The fall of Rome is kind of a special case; aside from the survival of the Eastern Empire mentioned above, there was also the Catholic Church around to preserve at least a bit of ancient knowledge, to keep some level of cultural unity across the former Empire, and to facilitate the reintroduction and transmission of ancient texts which had vanished in the West but survived in the East and the Islamic world. Butterfly away Christianity and the fall would be a lot more traumatic, IMHO.

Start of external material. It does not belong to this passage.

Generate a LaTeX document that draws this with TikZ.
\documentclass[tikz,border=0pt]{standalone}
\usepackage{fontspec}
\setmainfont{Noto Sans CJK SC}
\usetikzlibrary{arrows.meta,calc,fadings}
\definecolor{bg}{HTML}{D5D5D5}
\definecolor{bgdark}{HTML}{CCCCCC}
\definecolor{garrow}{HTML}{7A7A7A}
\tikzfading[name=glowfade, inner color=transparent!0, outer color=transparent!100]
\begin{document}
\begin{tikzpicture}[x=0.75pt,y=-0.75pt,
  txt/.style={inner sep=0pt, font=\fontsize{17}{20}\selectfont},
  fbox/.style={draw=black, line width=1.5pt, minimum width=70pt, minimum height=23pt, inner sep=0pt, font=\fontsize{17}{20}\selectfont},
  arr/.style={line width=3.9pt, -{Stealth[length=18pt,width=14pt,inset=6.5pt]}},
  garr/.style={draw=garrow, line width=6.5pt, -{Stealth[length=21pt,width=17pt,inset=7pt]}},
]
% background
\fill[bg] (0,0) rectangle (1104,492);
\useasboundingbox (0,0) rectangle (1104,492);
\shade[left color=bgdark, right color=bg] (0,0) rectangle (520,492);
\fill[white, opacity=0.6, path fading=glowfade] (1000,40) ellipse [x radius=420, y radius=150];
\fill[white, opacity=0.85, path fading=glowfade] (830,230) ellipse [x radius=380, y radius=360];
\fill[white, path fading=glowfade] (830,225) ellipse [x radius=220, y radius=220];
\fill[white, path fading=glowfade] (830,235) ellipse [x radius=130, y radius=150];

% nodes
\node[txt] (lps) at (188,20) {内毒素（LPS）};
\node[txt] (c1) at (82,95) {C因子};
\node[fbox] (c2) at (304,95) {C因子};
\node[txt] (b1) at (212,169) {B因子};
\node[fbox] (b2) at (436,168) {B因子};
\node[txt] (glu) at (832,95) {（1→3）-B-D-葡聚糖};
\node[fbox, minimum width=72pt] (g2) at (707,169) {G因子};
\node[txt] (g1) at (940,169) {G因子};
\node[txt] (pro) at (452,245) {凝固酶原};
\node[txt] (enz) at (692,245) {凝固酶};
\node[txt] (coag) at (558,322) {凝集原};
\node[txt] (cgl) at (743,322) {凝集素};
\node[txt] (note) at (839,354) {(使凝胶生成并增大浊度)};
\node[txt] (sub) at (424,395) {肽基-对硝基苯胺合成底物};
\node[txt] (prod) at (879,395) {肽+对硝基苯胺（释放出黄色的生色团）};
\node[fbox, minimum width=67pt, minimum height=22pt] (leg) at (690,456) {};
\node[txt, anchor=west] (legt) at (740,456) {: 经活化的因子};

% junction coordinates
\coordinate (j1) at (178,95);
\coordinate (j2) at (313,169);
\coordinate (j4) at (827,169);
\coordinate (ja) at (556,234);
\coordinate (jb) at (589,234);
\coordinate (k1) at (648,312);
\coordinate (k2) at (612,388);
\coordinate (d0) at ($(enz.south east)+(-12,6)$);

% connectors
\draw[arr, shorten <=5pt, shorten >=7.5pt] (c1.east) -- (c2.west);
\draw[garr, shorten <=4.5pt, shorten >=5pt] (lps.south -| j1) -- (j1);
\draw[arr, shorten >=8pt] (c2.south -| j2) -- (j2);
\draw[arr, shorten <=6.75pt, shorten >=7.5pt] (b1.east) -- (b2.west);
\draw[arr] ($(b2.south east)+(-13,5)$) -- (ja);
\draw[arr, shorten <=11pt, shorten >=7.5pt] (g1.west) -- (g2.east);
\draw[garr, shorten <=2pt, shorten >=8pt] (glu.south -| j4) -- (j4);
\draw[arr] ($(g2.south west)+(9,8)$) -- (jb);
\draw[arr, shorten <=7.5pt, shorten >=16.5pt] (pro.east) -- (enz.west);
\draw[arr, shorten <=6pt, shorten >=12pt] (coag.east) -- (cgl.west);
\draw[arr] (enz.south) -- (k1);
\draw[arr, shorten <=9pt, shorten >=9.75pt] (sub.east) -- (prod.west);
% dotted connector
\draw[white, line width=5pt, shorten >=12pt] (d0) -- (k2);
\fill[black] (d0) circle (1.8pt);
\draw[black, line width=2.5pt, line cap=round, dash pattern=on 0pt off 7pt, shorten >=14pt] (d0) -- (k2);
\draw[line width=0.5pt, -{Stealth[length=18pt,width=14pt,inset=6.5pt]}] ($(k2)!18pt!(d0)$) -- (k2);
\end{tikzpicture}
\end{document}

As for civilisations collapsing, in some ways the more sophisticated they are, the more vulnerable they are to collapse. For example, the collapse of the Roman Empire was bad enough, but even at the Empire's height most people (c. 90%, if memory serves) were working on the land, so they'd have at least known how to grow their own food. Also, they'd have generally able to support themselves on their own crops even when the long-distance trade routes were disrupted. Now compare that to the modern West, where around 2% of people are engaged in agriculture and we import a significant amount of our food. Any collapse of Western civilisation comparable to the fall of Rome would almost certainly result in mass starvation.
But, if you want more of a gradual decline rather than a catastrophic collapse, maybe a plausible candidate would be for fossil fuels to gradually run out (/become too expensive for ordinary domestic use) without us being able to find a renewable alternative energy supply instead. If the decline takes a sufficiently long period of time (probably a few generations at least), people would be able to adapt without too much havoc being wreaked on society, but we'd still have to, essentially, go back to pre-electricity days for most things. Also, long-distance transport would become more difficult, so there'd be less globalisation and long-distance trade going on. Would that be suitable enough for the parameters of the OP?
A post-1900 collapse via peak oil sounds fun. But I'm mostly setting my sights on pre-1900 societies, before coal and oil was in high demand. Modern and early modern civilization would seem to have lots of redundancies in place. If one society collapses, another just takes advantage of its weakness.
I suppose in some regard modern regions have 'collapsed' in a sense, that is to say, they have seen much better days. Areas such as the Balkans and the Middle East IOTL, which used to be quite powerful and influential places but in recent decades become rather war-torn and shadows of their former selves, with a few exceptions. I suppose one could do that with early modern civilization.
Collapse, especially in this regard, can definitely get some book-burning and general forgetting of technologies and secrets but I'm still trying to confirm if civilization can simply regress, probably under the influence of stagnation or something. Some sort of trend where older ways appear to be more desirable or the current ways seem unfeasible, nations look to cut the fat off of what they see as frivolities and simplify some things...of course, this would probably have to mean little threat of competition, but I'm not sure. Books seem to be the primary hurdle in preventing a loss of knowledge and, well, 'negative' technological progress.
No, it isn't. Middle Eastern peoples abandoned the wheel in favor of the camel, for example, since camels were actually more efficient than wheeled transport for what they needed. That said, technological advances, when they are useful in making life easier, do get adopted.
Oh yeah, that's right! But they never really forgot the wheel, did they? Just stopped using it because the ancient roads became impractical.